Mounting concerns over the health of the global economy further weighed on regional equities.

During late Asian trade, Hong Kong's Hang Seng Index added 0.3%, Australia’s ASX/200 Index shed 0.4%, while Japan’s Nikkei 225 Index declined 0.8%.

Market sentiment soured amid growing skepticism over whether European leaders will make any progress towards greater fiscal integration and allowing the bloc's rescue funds to buy government debt at a summit meeting due to begin on Thursday.

On Monday, German Chancellor Angel Merkel quashed hopes that the euro zone could issue joint euro bonds, saying the idea was "economically wrong" and "counterproductive."

Meanwhile, rating’s agency Moody’s downgraded 28 Spanish banks on Monday, amid concerns over Madrid’s ability to support its banking sector.

Spain’s government formally requested aid of up to EUR100 billion for its banking sector from its euro zone partners on Monday. The request came after the results of an independent audit last week indicated that Madrid would need a rescue package of as much as EUR62 billion to bailout its banks.

Adding to the gloom, Fitch Ratings on Monday downgraded Cyprus to "junk" status, citing the amount of rescue money that would be needed to bail out its banks which are heavily exposed to the troubled Greek economy.

In Tokyo, the Nikkei was dragged lower by losses in exporters, which came under pressure from a rising yen.

Shares in automakers Mazda and Honda dropped 1.9% and 1.55% respectively, while electronics manufacturers Sony and Sharp each traded down 2.9%.

Shares in Nippon Electric Glass tumbled 7.8% after cutting its net-income projection to zero from a previous estimate of profits between JPY500 million and JPY 3.5 billion, citing a drop in the value of investment securities.  

Elsewhere, shares in Australia were weighed by losses in mining firms, which have been under pressure in recent sessions amid concerns over a slowdown in global demand for raw materials.

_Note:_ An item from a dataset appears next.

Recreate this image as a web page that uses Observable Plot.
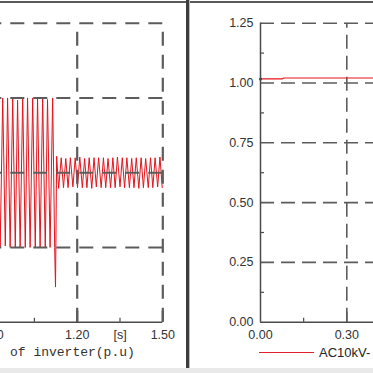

BHP Billiton and Rio Tinto slumped 1.45% and 1.15% respectively, while oil drillers Woodside Petroleum and Santos lost 1.4% apiece.

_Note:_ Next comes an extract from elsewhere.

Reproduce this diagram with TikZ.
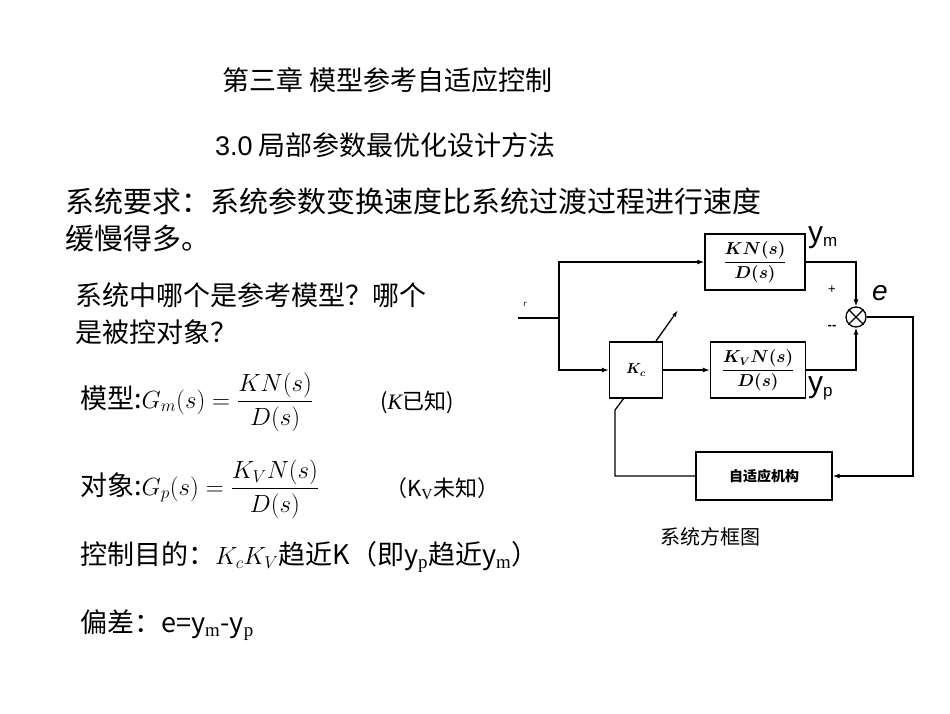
\documentclass[tikz,border=0pt]{standalone}
\usepackage{amsmath,bm}
\usepackage{fontspec}
\setmainfont{Liberation Serif}
\newfontfamily\cjk{Noto Sans CJK SC}
\newfontfamily\sans{Liberation Sans}
\usetikzlibrary{arrows.meta}
\begin{document}
\begin{tikzpicture}[x=1pt,y=-1pt,
  txt/.style={anchor=west,inner sep=0pt,font=\fontsize{27}{30}\selectfont\cjk},
  blk/.style={draw,line width=1.4pt,inner sep=0pt},
  ln/.style={line width=1.3pt},
  arr/.style={ln,-{Latex[length=7pt,width=5pt]}}]
\useasboundingbox (0,0) rectangle (950,713);
\node[txt] (t1) at (222,80) {第三章\ 模型参考自适应控制};
\node[txt] (t2) at (215,145) {{\sans 3.0} 局部参数最优化设计方法};
\node[txt,font=\fontsize{29}{30}\selectfont\cjk] (t3) at (65,201) {系统要求：系统参数变换速度比系统过渡过程进行速度};
\node[txt,font=\fontsize{29}{30}\selectfont\cjk] (t4) at (65,238) {缓慢得多。};
\node[txt] (t5) at (75,295) {系统中哪个是参考模型？哪个};
\node[txt] (t6) at (75,332) {是被控对象？};
\node[txt] (f1) at (80,402) {模型:$G_m(s)=\dfrac{KN(s)}{D(s)}$};
\node[txt,font=\fontsize{22}{24}\selectfont\cjk] (f1b) at (380,402) {({\rmfamily\itshape K}已知)};
\node[txt] (f2) at (80,489) {对象:$G_p(s)=\dfrac{K_VN(s)}{D(s)}$};
\node[txt,font=\fontsize{22}{24}\selectfont\cjk] (f2b) at (385,489) {（K$_\mathrm{V}$未知）};
\node[txt] (f3) at (80,557) {控制目的：$K_cK_V$趋近K（即y$_\mathrm{p}$趋近y$_\mathrm{m}$）};
\node[txt] (f4) at (80,625) {偏差：e=y$_\mathrm{m}$-y$_\mathrm{p}$};
\node[txt,font=\fontsize{20}{22}\selectfont\cjk] (cap) at (660,537) {系统方框图};
% block diagram
\node[blk,minimum width=100pt,minimum height=56pt] (gm) at (755,262) {\fontsize{16}{18}\selectfont$\dfrac{\bm{KN(s)}}{\bm{D(s)}}$};
\node[blk,minimum width=53pt,minimum height=56pt] (kc) at (636,370) {\fontsize{14}{16}\selectfont$\bm{K_c}$};
\node[blk,minimum width=95pt,minimum height=56pt] (gp) at (758,370) {\fontsize{16}{18}\selectfont$\dfrac{\bm{K_VN(s)}}{\bm{D(s)}}$};
\node[blk,minimum width=136pt,minimum height=48pt] (ad) at (764,476) {\fontsize{14}{16}\selectfont\cjk\bfseries 自适应机构};
\node[draw,circle,line width=1.3pt,minimum size=20pt,inner sep=0pt] (sum) at (856,317) {};
\draw[ln] (sum.north west)--(sum.south east) (sum.north east)--(sum.south west);
\coordinate (rin) at (518,318);
\coordinate (sp) at (559,318);
\draw[ln] (rin) -- (sp);
\node[font=\small\itshape] (r) at (525,304) {r};
\draw[arr] (sp) |- (gm.west);
\draw[arr] (sp) |- (kc.west);
\draw[arr] (kc) -- (gp);
\draw[arr] (gm.east) -| (sum.north);
\draw[arr] (gp.east) -| (sum.south);
\coordinate (rc) at (913,317);
\draw[arr] (sum.east) -- (rc) |- (ad.east);
\coordinate (lc) at (615,476);
\coordinate (lt) at (615,410);
\coordinate (kb) at (624,398);
\draw[ln] (ad.west) -- (lc) -- (lt) -- (kb);
\coordinate (a1) at (656,341);
\coordinate (a2) at (678,310);
\draw[ln,-{Latex[length=7pt,width=4pt]}] (a1) -- (a2);
\node[font=\fontsize{13}{14}\selectfont\sans] (pl) at (832,290) {+};
\node[font=\fontsize{13}{14}\selectfont\sans] (mi) at (832,327) {\textbf{--}};
\node[font=\fontsize{30}{30}\selectfont\sans,anchor=west,inner sep=0] (ym) at (808,238) {y\fontsize{17}{18}\selectfont\raisebox{-4pt}{m}};
\node[font=\fontsize{30}{30}\selectfont\sans,anchor=west,inner sep=0] (yp) at (808,388) {y\fontsize{17}{18}\selectfont\raisebox{-4pt}{p}};
\node[font=\fontsize{28}{30}\selectfont\sans\itshape] (e) at (880,293) {e};
\end{tikzpicture}
\end{document}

On the upside, shares in troubled retailer Billabong climbed 6.25%, a day after losing nearly half of its value, after a media report saying the firm's top shareholder was open to another takeover offer after rejecting an approach earlier this year.

Meanwhile, shares in Hong Kong bucked the regional trend, amid growing expectations for near-term stimulus from Beijing.

State-run newspaper China Securities Journal reported Monday that Beijing may take measures to boost liquidity and lending to support growth in the world’s second largest economy.

Shares in lenders were mixed, with Bank of China Hong Kong gaining 0.75%, HSBC Holdings added 0.4%, while Industrial and Commercial Bank of China slumped 0.5%.

Looking ahead, the outlook for European stock markets was mildly upbeat, but sentiment was expected to remain fragile amid doubts over whether an upcoming European Union summit will result in fresh measures to tackle the region’s debt crisis.

The EURO STOXX 50 futures pointed to a gain of 0.2%, France’s CAC 40 futures rose 0.25%, London’s FTSE 100 futures advanced 0.25%, while Germany's DAX futures pointed to a gain of 0.4% at the open.

Later in the day, the U.S. was to release industry data on house price inflation, as well as a report on consumer confidence.